Texas universities increasingly are opening up classes to anyone with an email address and an internet connection, even as they struggle to measure learner success and gain insight into the unseen millions logging on to learn.
Completion rates at the University of Texas at Austin, for example, have ranged up to just 13 percent, officials said. At Rice University, between 5 percent and 8 percent of registrants finished their courses, the school reported.
Still, these figures are not indicators the experiment in broad-scale online learning is failing, educators said.
“We don’t know what drives these learners,” said Caroline Levander, Rice University’s vice provost for interdisciplinary initiatives and digital education. “Assuming that completion is the metric of success doesn’t seem fair or reasonable. It’s too early to know what success will mean for this group of learners.”
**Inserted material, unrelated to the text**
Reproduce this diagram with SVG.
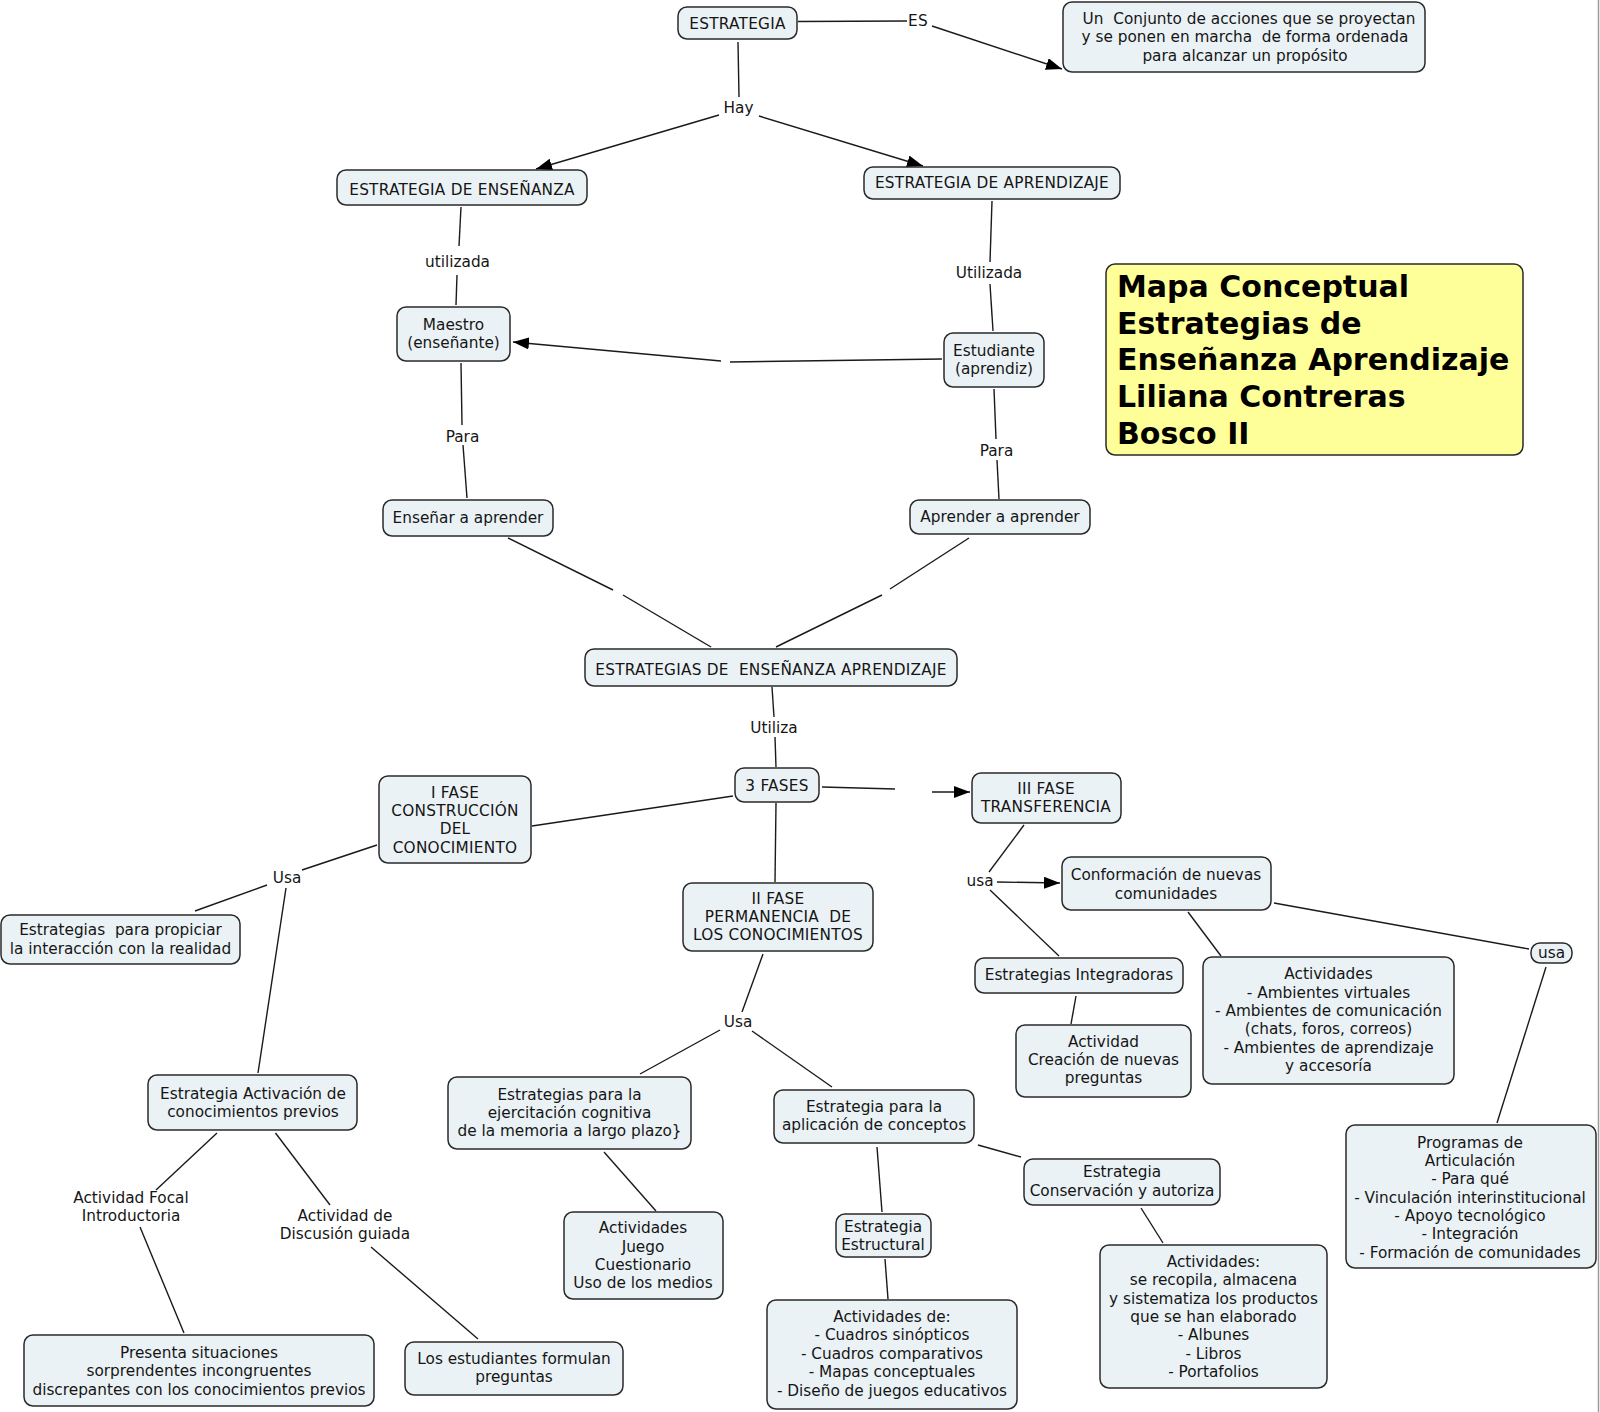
<svg xmlns="http://www.w3.org/2000/svg" width="1600" height="1412" viewBox="0 0 1600 1412">
<style>
.n{fill:#EAF2F5;stroke:#2a2a2a;stroke-width:1.5}
.ttl{fill:#FFFF99;stroke:#2a2a2a;stroke-width:1.5}
text{font-family:"DejaVu Sans","Verdana",sans-serif;font-size:15.3px;fill:#151515}
.c{text-anchor:middle}
.cap{letter-spacing:0.25px}
.big{font-size:30px;font-weight:bold;fill:#000}
#connectors line{stroke:#1a1a1a;stroke-width:1.4;fill:none}
.ar{marker-end:url(#arrow)}
</style>
<defs>
<marker id="arrow" viewBox="0 0 16 12" refX="16" refY="6" markerWidth="16" markerHeight="12" markerUnits="userSpaceOnUse" orient="auto">
<path d="M0,0 L16,6 L0,12 z" fill="#000"/>
</marker>
</defs>
<rect x="0" y="0" width="1600" height="1412" fill="#fff"/>
<line x1="1598.5" y1="0" x2="1598.5" y2="1412" stroke="#9a9a9a" stroke-width="1.5"/>

<g id="connectors">
<line x1="798" y1="21.5" x2="907" y2="21"/>
<line class="ar" x1="932" y1="26" x2="1062" y2="69"/>
<line x1="738" y1="42" x2="739" y2="97"/>
<line class="ar" x1="719" y1="115" x2="536" y2="169"/>
<line class="ar" x1="759" y1="116" x2="923" y2="166"/>
<line x1="461" y1="207" x2="459" y2="246"/>
<line x1="457" y1="275" x2="456" y2="305"/>
<line x1="992" y1="201" x2="990" y2="262"/>
<line x1="990" y1="284" x2="993" y2="331"/>
<line x1="942" y1="359" x2="730" y2="362"/>
<line class="ar" x1="721" y1="361" x2="513" y2="342"/>
<line x1="461" y1="363" x2="462" y2="425"/>
<line x1="463" y1="445" x2="467" y2="498"/>
<line x1="994" y1="389" x2="996" y2="439"/>
<line x1="997" y1="460" x2="999" y2="499"/>
<line x1="508" y1="538" x2="613" y2="590"/>
<line x1="623" y1="595" x2="711" y2="647"/>
<line x1="969" y1="538" x2="890" y2="589"/>
<line x1="882" y1="595" x2="776" y2="647"/>
<line x1="772" y1="687" x2="774" y2="717"/>
<line x1="775" y1="737" x2="776" y2="767"/>
<line x1="822" y1="787" x2="895" y2="789"/>
<line class="ar" x1="932" y1="792" x2="970" y2="792"/>
<line x1="733" y1="796" x2="532" y2="826"/>
<line x1="776" y1="803" x2="775" y2="882"/>
<line x1="377" y1="845" x2="302" y2="870"/>
<line x1="267" y1="885" x2="195" y2="911"/>
<line x1="286" y1="888" x2="258" y2="1073"/>
<line x1="763" y1="954" x2="742" y2="1012"/>
<line x1="720" y1="1030" x2="640" y2="1074"/>
<line x1="752" y1="1031" x2="832" y2="1087"/>
<line x1="217" y1="1133" x2="156" y2="1190"/>
<line x1="140" y1="1227" x2="184" y2="1333"/>
<line x1="275.5" y1="1133" x2="330" y2="1205"/>
<line x1="371" y1="1247" x2="478" y2="1339"/>
<line x1="604" y1="1152" x2="656" y2="1211"/>
<line x1="877" y1="1147" x2="882" y2="1212"/>
<line x1="885" y1="1259" x2="888" y2="1299"/>
<line x1="978" y1="1145" x2="1021" y2="1157"/>
<line x1="1141" y1="1208" x2="1163" y2="1243"/>
<line x1="1024" y1="825" x2="989" y2="872"/>
<line class="ar" x1="997" y1="882" x2="1060" y2="883"/>
<line x1="990" y1="890" x2="1059" y2="956"/>
<line x1="1076" y1="996" x2="1071" y2="1024"/>
<line x1="1188" y1="912" x2="1221" y2="956"/>
<line x1="1274" y1="903" x2="1529" y2="949"/>
<line x1="1546" y1="967" x2="1497" y2="1123"/>
</g>

<g id="labels">
<text class="c cap" x="918" y="26">ES</text>
<text class="c" x="738.5" y="113">Hay</text>
<text class="c" x="457.5" y="267">utilizada</text>
<text class="c" x="989" y="278">Utilizada</text>
<text class="c" x="462.5" y="442">Para</text>
<text class="c" x="996.5" y="456">Para</text>
<text class="c" x="774" y="733">Utiliza</text>
<text class="c" x="287" y="883">Usa</text>
<text class="c" x="738" y="1026.5">Usa</text>
<text class="c" x="980" y="886">usa</text>
<text class="c" x="131" y="1202.5">Actividad Focal</text>
<text class="c" x="131" y="1221">Introductoria</text>
<text class="c" x="345" y="1221">Actividad de</text>
<text class="c" x="345" y="1239">Discusión guiada</text>
</g>

<g id="n-estrategia"><rect class="n" x="678" y="7" width="119" height="32" rx="9"/><text class="c cap" x="737.5" y="28.5">ESTRATEGIA</text></g>

<g id="n-definicion"><rect class="n" x="1063" y="2" width="362" height="70" rx="9"/>
<text class="c" x="1249" y="24">Un&#160; Conjunto de acciones que se proyectan</text>
<text class="c" x="1245" y="42.4">y se ponen en marcha&#160; de forma ordenada</text>
<text class="c" x="1245" y="60.8">para alcanzar un propósito</text></g>

<g id="n-ensenanza"><rect class="n" x="337" y="170" width="250" height="35" rx="9"/><text class="c cap" x="462" y="195">ESTRATEGIA DE ENSEÑANZA</text></g>

<g id="n-aprendizaje"><rect class="n" x="864" y="167" width="256" height="32" rx="9"/><text class="c cap" x="992" y="188">ESTRATEGIA DE APRENDIZAJE</text></g>

<g id="n-maestro"><rect class="n" x="397" y="307" width="113" height="54" rx="9"/>
<text class="c" x="453.5" y="329.5">Maestro</text><text class="c" x="453.5" y="347.5">(enseñante)</text></g>

<g id="n-estudiante"><rect class="n" x="944" y="333" width="100" height="54" rx="9"/>
<text class="c" x="994" y="355.5">Estudiante</text><text class="c" x="994" y="373.5">(aprendiz)</text></g>

<g id="n-ensenar"><rect class="n" x="383" y="500" width="170" height="36" rx="9"/><text class="c" x="468" y="522.5">Enseñar a aprender</text></g>

<g id="n-aprender"><rect class="n" x="910" y="500" width="180" height="34" rx="9"/><text class="c" x="1000" y="522">Aprender a aprender</text></g>

<g id="n-estrategias-ea"><rect class="n" x="585" y="649" width="372" height="37" rx="9"/><text class="c cap" x="771" y="675">ESTRATEGIAS DE&#160; ENSEÑANZA APRENDIZAJE</text></g>

<g id="n-3fases"><rect class="n" x="735" y="768" width="84" height="34" rx="9"/><text class="c cap" x="777" y="791">3 FASES</text></g>

<g id="n-fase1"><rect class="n" x="379" y="776" width="152" height="87" rx="9"/>
<text class="c cap" x="455" y="797.5">I FASE</text><text class="c cap" x="455" y="815.5">CONSTRUCCIÓN</text>
<text class="c cap" x="455" y="834">DEL</text><text class="c cap" x="455" y="852.5">CONOCIMIENTO</text></g>

<g id="n-fase3"><rect class="n" x="972" y="773" width="149" height="50" rx="9"/>
<text class="c cap" x="1046" y="793.5">III FASE</text><text class="c cap" x="1046" y="811.5">TRANSFERENCIA</text></g>

<g id="n-fase2"><rect class="n" x="683" y="883" width="190" height="68" rx="9"/>
<text class="c cap" x="778" y="903.5">II FASE</text><text class="c cap" x="778" y="921.5">PERMANENCIA&#160; DE</text>
<text class="c cap" x="778" y="940">LOS CONOCIMIENTOS</text></g>

<g id="n-propiciar"><rect class="n" x="1" y="915" width="239" height="49" rx="9"/>
<text class="c" x="120.5" y="935">Estrategias&#160; para propiciar</text>
<text class="c" x="120.5" y="953.5">la interacción con la realidad</text></g>

<g id="n-conformacion"><rect class="n" x="1062" y="857" width="209" height="53" rx="9"/>
<text class="c" x="1166" y="880">Conformación de nuevas</text><text class="c" x="1166" y="898.5">comunidades</text></g>

<g id="n-integradoras"><rect class="n" x="975" y="958" width="208" height="35" rx="9"/><text class="c" x="1079" y="980">Estrategias Integradoras</text></g>

<g id="n-creacion"><rect class="n" x="1016" y="1025" width="175" height="72" rx="9"/>
<text class="c" x="1103.5" y="1046.5">Actividad</text><text class="c" x="1103.5" y="1064.5">Creación de nuevas</text>
<text class="c" x="1103.5" y="1083">preguntas</text></g>

<g id="n-ambientes"><rect class="n" x="1203" y="957" width="251" height="127" rx="9"/>
<text class="c" x="1328.5" y="979">Actividades</text>
<text class="c" x="1328.5" y="997.5">- Ambientes virtuales</text>
<text class="c" x="1328.5" y="1015.5">- Ambientes de comunicación</text>
<text class="c" x="1328.5" y="1034">(chats, foros, correos)</text>
<text class="c" x="1328.5" y="1052.5">- Ambientes de aprendizaje</text>
<text class="c" x="1328.5" y="1070.5">y accesoría</text></g>

<g id="n-usa"><rect class="n" x="1531" y="943" width="41" height="20" rx="9"/><text class="c" x="1551.5" y="958">usa</text></g>

<g id="n-programas"><rect class="n" x="1346" y="1125" width="250" height="143" rx="9"/>
<text class="c" x="1470" y="1147.5">Programas de</text>
<text class="c" x="1470" y="1165.5">Articulación</text>
<text class="c" x="1470" y="1184">- Para qué</text>
<text class="c" x="1470" y="1202.5">- Vinculación interinstitucional</text>
<text class="c" x="1470" y="1221">- Apoyo tecnológico</text>
<text class="c" x="1470" y="1239">- Integración</text>
<text class="c" x="1470" y="1257.5">- Formación de comunidades</text></g>

<g id="n-activacion"><rect class="n" x="148" y="1075" width="209" height="55" rx="9"/>
<text class="c" x="253" y="1098.5">Estrategia Activación de</text>
<text class="c" x="253" y="1116.5">conocimientos previos</text></g>

<g id="n-ejercitacion"><rect class="n" x="448" y="1077" width="243" height="72" rx="9"/>
<text class="c" x="569.5" y="1099.5">Estrategias para la</text>
<text class="c" x="569.5" y="1118">ejercitación cognitiva</text>
<text class="c" x="569.5" y="1136">de la memoria a largo plazo}</text></g>

<g id="n-aplicacion"><rect class="n" x="774" y="1090" width="200" height="53" rx="9"/>
<text class="c" x="874" y="1111.5">Estrategia para la</text>
<text class="c" x="874" y="1130">aplicación de conceptos</text></g>

<g id="n-conservacion"><rect class="n" x="1024" y="1159" width="196" height="46" rx="9"/>
<text class="c" x="1122" y="1177">Estrategia</text>
<text class="c" x="1122" y="1195.5">Conservación y autoriza</text></g>

<g id="n-juego"><rect class="n" x="564" y="1212" width="159" height="87" rx="9"/>
<text class="c" x="643" y="1233">Actividades</text>
<text class="c" x="643" y="1251.5">Juego</text>
<text class="c" x="643" y="1270">Cuestionario</text>
<text class="c" x="643" y="1288">Uso de los medios</text></g>

<g id="n-estructural"><rect class="n" x="836" y="1214" width="95" height="43" rx="9"/>
<text class="c" x="883" y="1232">Estrategia</text>
<text class="c" x="883" y="1250">Estructural</text></g>

<g id="n-presenta"><rect class="n" x="24" y="1335" width="350" height="71" rx="9"/>
<text class="c" x="199" y="1357.5">Presenta situaciones</text>
<text class="c" x="199" y="1376">sorprendentes incongruentes</text>
<text class="c" x="199" y="1394.5">discrepantes con los conocimientos previos</text></g>

<g id="n-formulan"><rect class="n" x="405" y="1342" width="218" height="53" rx="9"/>
<text class="c" x="514" y="1363.5">Los estudiantes formulan</text>
<text class="c" x="514" y="1382">preguntas</text></g>

<g id="n-cuadros"><rect class="n" x="767" y="1300" width="250" height="109" rx="9"/>
<text class="c" x="892" y="1322">Actividades de:</text>
<text class="c" x="892" y="1340">- Cuadros sinópticos</text>
<text class="c" x="892" y="1358.5">- Cuadros comparativos</text>
<text class="c" x="892" y="1377">- Mapas conceptuales</text>
<text class="c" x="892" y="1395.5">- Diseño de juegos educativos</text></g>

<g id="n-recopila"><rect class="n" x="1100" y="1245" width="227" height="143" rx="9"/>
<text class="c" x="1213.5" y="1266.5">Actividades:</text>
<text class="c" x="1213.5" y="1285">se recopila, almacena</text>
<text class="c" x="1213.5" y="1303.5">y sistematiza los productos</text>
<text class="c" x="1213.5" y="1321.5">que se han elaborado</text>
<text class="c" x="1213.5" y="1340">- Albunes</text>
<text class="c" x="1213.5" y="1358.5">- Libros</text>
<text class="c" x="1213.5" y="1377">- Portafolios</text></g>

<g id="n-titulo"><rect class="ttl" x="1106" y="264" width="417" height="191" rx="9"/>
<text class="big" x="1117" y="297">Mapa Conceptual</text>
<text class="big" x="1117" y="333.7">Estrategias de</text>
<text class="big" x="1117" y="370.4">Enseñanza Aprendizaje</text>
<text class="big" x="1117" y="407">Liliana Contreras</text>
<text class="big" x="1117" y="443.8">Bosco II</text></g>
</svg>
Rice, one of the earliest schools to offer post-secondary education to a worldwide audience, is involved with two MOOC providers — EdX and Coursera.
The University of Houston will begin offering courses through a non-exclusive relationship with Coursera later this spring.
A key reason for the low completion rates reported is the low bar for MOOC entry. Students might pay $1,000 to take a traditional college course. They have skin in the game.
By contrast, anyone with an email address and internet connection can join a massive open online course.
After enrollment, students can participate at their pleasure. Few fully engage to read assignments, write papers, collaborate in study groups and submit projects, experts say.
Still, according to educators, there’s merit in every stage of MOOC engagement for teaching and learning.
“When you have 80,000 students taking a test, you get to see, at scale, what’s working and what’s not,” Levander said. “There’s a huge data analytics opportunity here. I think a lot of schools are interested in that.”